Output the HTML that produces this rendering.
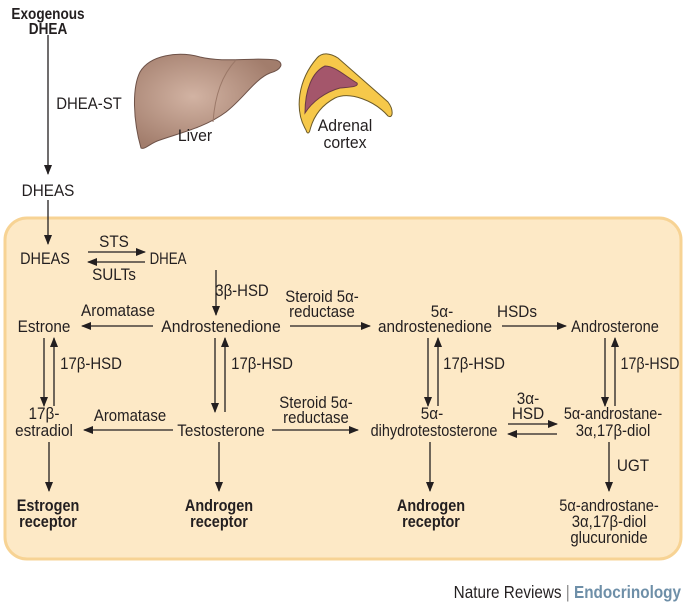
<!DOCTYPE html>
<html><head><meta charset="utf-8"><style>
html,body{margin:0;padding:0;background:#fff;}
svg{display:block;font-family:"Liberation Sans",sans-serif;}
text{font-size:17px;fill:#231f20;}
.b{font-weight:bold;}
</style></head><body>
<svg width="685" height="604" viewBox="0 0 685 604" xmlns="http://www.w3.org/2000/svg">
<defs>
<marker id="a" markerWidth="10" markerHeight="8" refX="9" refY="4" orient="auto" markerUnits="userSpaceOnUse">
<path d="M0,0 L10,4 L0,8 Z" fill="#231f20"/></marker>
<radialGradient id="lv" cx="0.4" cy="0.45" r="0.6"><stop offset="0" stop-color="#d2b3a3"/><stop offset="1" stop-color="#a27d6c"/></radialGradient>
</defs>
<rect x="5" y="218" width="676" height="341" rx="22" fill="#fde9c6" stroke="#f7d394" stroke-width="3"/>
<path d="M141,148 C133,120 132,88 140,72 C150,55 178,51 200,57 C225,63 252,57 276,60 C285,63 281,70 270,73 C255,79 244,98 226,112 C206,127 180,133 160,140 C150,143 145,150 141,148 Z" fill="url(#lv)" stroke="#6e5248" stroke-width="1"/>
<path d="M236,60 C222,75 215,95 213,122" fill="none" stroke="#9b7868" stroke-width="1"/>
<path d="M306,130 C294,110 298,80 317,58 C322,52 330,53 338,58 L388,102 C394,110 393,119 388,116 C375,101 350,91 335,98 C320,106 313,118 310,130 C309,134 307,134 306,130 Z" fill="#f6c84a" stroke="#6b5a2a" stroke-width="1"/>
<path d="M305,113 C305,90 312,72 325,66 C335,66 345,76 357,83 C359,87 350,87 340,88 C325,92 312,102 305,113 Z" fill="#a4566b" stroke="#6b3a45" stroke-width="1"/>
<g stroke="#231f20" stroke-width="1.3" fill="none" marker-end="url(#a)">
<line x1="48" y1="35" x2="48" y2="174"/>
<line x1="48" y1="200" x2="48" y2="244"/>
<line x1="88" y1="252" x2="145" y2="252"/>
<line x1="145" y1="262" x2="88" y2="262"/>
<line x1="216" y1="270" x2="216" y2="315"/>
<line x1="153" y1="326" x2="82" y2="326"/>
<line x1="290" y1="326" x2="370" y2="326"/>
<line x1="502" y1="326" x2="566" y2="326"/>
<line x1="44" y1="338" x2="44" y2="406"/>
<line x1="54" y1="406" x2="54" y2="338"/>
<line x1="215" y1="338" x2="215" y2="412"/>
<line x1="225" y1="412" x2="225" y2="338"/>
<line x1="428" y1="338" x2="428" y2="406"/>
<line x1="438" y1="406" x2="438" y2="338"/>
<line x1="605" y1="338" x2="605" y2="406"/>
<line x1="615" y1="406" x2="615" y2="338"/>
<line x1="173" y1="430" x2="84" y2="430"/>
<line x1="272" y1="430" x2="358" y2="430"/>
<line x1="508" y1="424" x2="557" y2="424"/>
<line x1="557" y1="434" x2="508" y2="434"/>
<line x1="49" y1="442" x2="49" y2="491"/>
<line x1="219" y1="442" x2="219" y2="491"/>
<line x1="430" y1="442" x2="430" y2="491"/>
<line x1="609" y1="442" x2="609" y2="491"/>
</g>
<g text-anchor="middle">
<text class="b" transform="translate(48,19) scale(0.85,1)" style="font-size:16px">Exogenous</text>
<text class="b" transform="translate(48,34) scale(0.85,1)" style="font-size:16px">DHEA</text>
<text transform="translate(89,109) scale(0.88,1)">DHEA-ST</text>
<text transform="translate(48,196) scale(0.9,1)">DHEAS</text>
<text transform="translate(195,141) scale(0.93,1)">Liver</text>
<text transform="translate(345,131) scale(0.93,1)">Adrenal</text>
<text transform="translate(345,148) scale(0.93,1)">cortex</text>
<text transform="translate(45,264) scale(0.85,1)">DHEAS</text>
<text transform="translate(114,247) scale(0.9,1)">STS</text>
<text transform="translate(114,280) scale(0.9,1)">SULTs</text>
<text transform="translate(168,264) scale(0.78,1)">DHEA</text>
<text transform="translate(242,296) scale(0.88,1)">3β-HSD</text>
<text transform="translate(44,332) scale(0.9,1)">Estrone</text>
<text transform="translate(118,316) scale(0.9,1)">Aromatase</text>
<text transform="translate(221,332) scale(0.93,1)">Androstenedione</text>
<text transform="translate(322,302) scale(0.88,1)">Steroid 5α-</text>
<text transform="translate(322,317) scale(0.88,1)">reductase</text>
<text transform="translate(442,317) scale(0.9,1)">5α-</text>
<text transform="translate(435,332) scale(0.9,1)">androstenedione</text>
<text transform="translate(517,317) scale(0.9,1)">HSDs</text>
<text transform="translate(615,332) scale(0.86,1)">Androsterone</text>
<text transform="translate(91,369) scale(0.88,1)">17β-HSD</text>
<text transform="translate(262,369) scale(0.88,1)">17β-HSD</text>
<text transform="translate(474,369) scale(0.88,1)">17β-HSD</text>
<text transform="translate(650,369) scale(0.84,1)">17β-HSD</text>
<text transform="translate(44,419) scale(0.9,1)">17β-</text>
<text transform="translate(44,436) scale(0.9,1)">estradiol</text>
<text transform="translate(130,421) scale(0.88,1)">Aromatase</text>
<text transform="translate(221,436) scale(0.9,1)">Testosterone</text>
<text transform="translate(316,408) scale(0.88,1)">Steroid 5α-</text>
<text transform="translate(316,423) scale(0.88,1)">reductase</text>
<text transform="translate(432,419) scale(0.9,1)">5α-</text>
<text transform="translate(434,436) scale(0.85,1)">dihydrotestosterone</text>
<text transform="translate(528,404) scale(0.9,1)">3α-</text>
<text transform="translate(528,419) scale(0.9,1)">HSD</text>
<text transform="translate(613,419) scale(0.85,1)">5α-androstane-</text>
<text transform="translate(613,436) scale(0.88,1)">3α,17β-diol</text>
<text transform="translate(633,471) scale(0.9,1)">UGT</text>
<text class="b" transform="translate(48,511) scale(0.85,1)">Estrogen</text>
<text class="b" transform="translate(48,527) scale(0.85,1)">receptor</text>
<text class="b" transform="translate(219,511) scale(0.85,1)">Androgen</text>
<text class="b" transform="translate(219,527) scale(0.85,1)">receptor</text>
<text class="b" transform="translate(431,511) scale(0.85,1)">Androgen</text>
<text class="b" transform="translate(431,527) scale(0.85,1)">receptor</text>
<text transform="translate(609,511) scale(0.86,1)">5α-androstane-</text>
<text transform="translate(609,527) scale(0.88,1)">3α,17β-diol</text>
<text transform="translate(609,543) scale(0.88,1)">glucuronide</text>
</g>
<text text-anchor="end" transform="translate(681,598) scale(0.85,1)" style="font-size:18px"><tspan>Nature Reviews</tspan><tspan fill="#888"> | </tspan><tspan class="b" style="fill:#6e8fa8">Endocrinology</tspan></text>
</svg>
</body></html>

**DESCRIPTION OF THE TASK:** Go through the listing above and quote it exactly, apart from its images.

**RESULT FOR THIS EXERCISE:**
Output the HTML that produces this rendering.
<!DOCTYPE html>
<html><head><meta charset="utf-8"><style>
html,body{margin:0;padding:0;background:#fff;}
svg{display:block;font-family:"Liberation Sans",sans-serif;}
text{font-size:17px;fill:#231f20;}
.b{font-weight:bold;}
</style></head><body>
<svg width="685" height="604" viewBox="0 0 685 604" xmlns="http://www.w3.org/2000/svg">
<defs>
<marker id="a" markerWidth="10" markerHeight="8" refX="9" refY="4" orient="auto" markerUnits="userSpaceOnUse">
<path d="M0,0 L10,4 L0,8 Z" fill="#231f20"/></marker>
<radialGradient id="lv" cx="0.4" cy="0.45" r="0.6"><stop offset="0" stop-color="#d2b3a3"/><stop offset="1" stop-color="#a27d6c"/></radialGradient>
</defs>
<rect x="5" y="218" width="676" height="341" rx="22" fill="#fde9c6" stroke="#f7d394" stroke-width="3"/>
<path d="M141,148 C133,120 132,88 140,72 C150,55 178,51 200,57 C225,63 252,57 276,60 C285,63 281,70 270,73 C255,79 244,98 226,112 C206,127 180,133 160,140 C150,143 145,150 141,148 Z" fill="url(#lv)" stroke="#6e5248" stroke-width="1"/>
<path d="M236,60 C222,75 215,95 213,122" fill="none" stroke="#9b7868" stroke-width="1"/>
<path d="M306,130 C294,110 298,80 317,58 C322,52 330,53 338,58 L388,102 C394,110 393,119 388,116 C375,101 350,91 335,98 C320,106 313,118 310,130 C309,134 307,134 306,130 Z" fill="#f6c84a" stroke="#6b5a2a" stroke-width="1"/>
<path d="M305,113 C305,90 312,72 325,66 C335,66 345,76 357,83 C359,87 350,87 340,88 C325,92 312,102 305,113 Z" fill="#a4566b" stroke="#6b3a45" stroke-width="1"/>
<g stroke="#231f20" stroke-width="1.3" fill="none" marker-end="url(#a)">
<line x1="48" y1="35" x2="48" y2="174"/>
<line x1="48" y1="200" x2="48" y2="244"/>
<line x1="88" y1="252" x2="145" y2="252"/>
<line x1="145" y1="262" x2="88" y2="262"/>
<line x1="216" y1="270" x2="216" y2="315"/>
<line x1="153" y1="326" x2="82" y2="326"/>
<line x1="290" y1="326" x2="370" y2="326"/>
<line x1="502" y1="326" x2="566" y2="326"/>
<line x1="44" y1="338" x2="44" y2="406"/>
<line x1="54" y1="406" x2="54" y2="338"/>
<line x1="215" y1="338" x2="215" y2="412"/>
<line x1="225" y1="412" x2="225" y2="338"/>
<line x1="428" y1="338" x2="428" y2="406"/>
<line x1="438" y1="406" x2="438" y2="338"/>
<line x1="605" y1="338" x2="605" y2="406"/>
<line x1="615" y1="406" x2="615" y2="338"/>
<line x1="173" y1="430" x2="84" y2="430"/>
<line x1="272" y1="430" x2="358" y2="430"/>
<line x1="508" y1="424" x2="557" y2="424"/>
<line x1="557" y1="434" x2="508" y2="434"/>
<line x1="49" y1="442" x2="49" y2="491"/>
<line x1="219" y1="442" x2="219" y2="491"/>
<line x1="430" y1="442" x2="430" y2="491"/>
<line x1="609" y1="442" x2="609" y2="491"/>
</g>
<g text-anchor="middle">
<text class="b" transform="translate(48,19) scale(0.85,1)" style="font-size:16px">Exogenous</text>
<text class="b" transform="translate(48,34) scale(0.85,1)" style="font-size:16px">DHEA</text>
<text transform="translate(89,109) scale(0.88,1)">DHEA-ST</text>
<text transform="translate(48,196) scale(0.9,1)">DHEAS</text>
<text transform="translate(195,141) scale(0.93,1)">Liver</text>
<text transform="translate(345,131) scale(0.93,1)">Adrenal</text>
<text transform="translate(345,148) scale(0.93,1)">cortex</text>
<text transform="translate(45,264) scale(0.85,1)">DHEAS</text>
<text transform="translate(114,247) scale(0.9,1)">STS</text>
<text transform="translate(114,280) scale(0.9,1)">SULTs</text>
<text transform="translate(168,264) scale(0.78,1)">DHEA</text>
<text transform="translate(242,296) scale(0.88,1)">3β-HSD</text>
<text transform="translate(44,332) scale(0.9,1)">Estrone</text>
<text transform="translate(118,316) scale(0.9,1)">Aromatase</text>
<text transform="translate(221,332) scale(0.93,1)">Androstenedione</text>
<text transform="translate(322,302) scale(0.88,1)">Steroid 5α-</text>
<text transform="translate(322,317) scale(0.88,1)">reductase</text>
<text transform="translate(442,317) scale(0.9,1)">5α-</text>
<text transform="translate(435,332) scale(0.9,1)">androstenedione</text>
<text transform="translate(517,317) scale(0.9,1)">HSDs</text>
<text transform="translate(615,332) scale(0.86,1)">Androsterone</text>
<text transform="translate(91,369) scale(0.88,1)">17β-HSD</text>
<text transform="translate(262,369) scale(0.88,1)">17β-HSD</text>
<text transform="translate(474,369) scale(0.88,1)">17β-HSD</text>
<text transform="translate(650,369) scale(0.84,1)">17β-HSD</text>
<text transform="translate(44,419) scale(0.9,1)">17β-</text>
<text transform="translate(44,436) scale(0.9,1)">estradiol</text>
<text transform="translate(130,421) scale(0.88,1)">Aromatase</text>
<text transform="translate(221,436) scale(0.9,1)">Testosterone</text>
<text transform="translate(316,408) scale(0.88,1)">Steroid 5α-</text>
<text transform="translate(316,423) scale(0.88,1)">reductase</text>
<text transform="translate(432,419) scale(0.9,1)">5α-</text>
<text transform="translate(434,436) scale(0.85,1)">dihydrotestosterone</text>
<text transform="translate(528,404) scale(0.9,1)">3α-</text>
<text transform="translate(528,419) scale(0.9,1)">HSD</text>
<text transform="translate(613,419) scale(0.85,1)">5α-androstane-</text>
<text transform="translate(613,436) scale(0.88,1)">3α,17β-diol</text>
<text transform="translate(633,471) scale(0.9,1)">UGT</text>
<text class="b" transform="translate(48,511) scale(0.85,1)">Estrogen</text>
<text class="b" transform="translate(48,527) scale(0.85,1)">receptor</text>
<text class="b" transform="translate(219,511) scale(0.85,1)">Androgen</text>
<text class="b" transform="translate(219,527) scale(0.85,1)">receptor</text>
<text class="b" transform="translate(431,511) scale(0.85,1)">Androgen</text>
<text class="b" transform="translate(431,527) scale(0.85,1)">receptor</text>
<text transform="translate(609,511) scale(0.86,1)">5α-androstane-</text>
<text transform="translate(609,527) scale(0.88,1)">3α,17β-diol</text>
<text transform="translate(609,543) scale(0.88,1)">glucuronide</text>
</g>
<text text-anchor="end" transform="translate(681,598) scale(0.85,1)" style="font-size:18px"><tspan>Nature Reviews</tspan><tspan fill="#888"> | </tspan><tspan class="b" style="fill:#6e8fa8">Endocrinology</tspan></text>
</svg>
</body></html>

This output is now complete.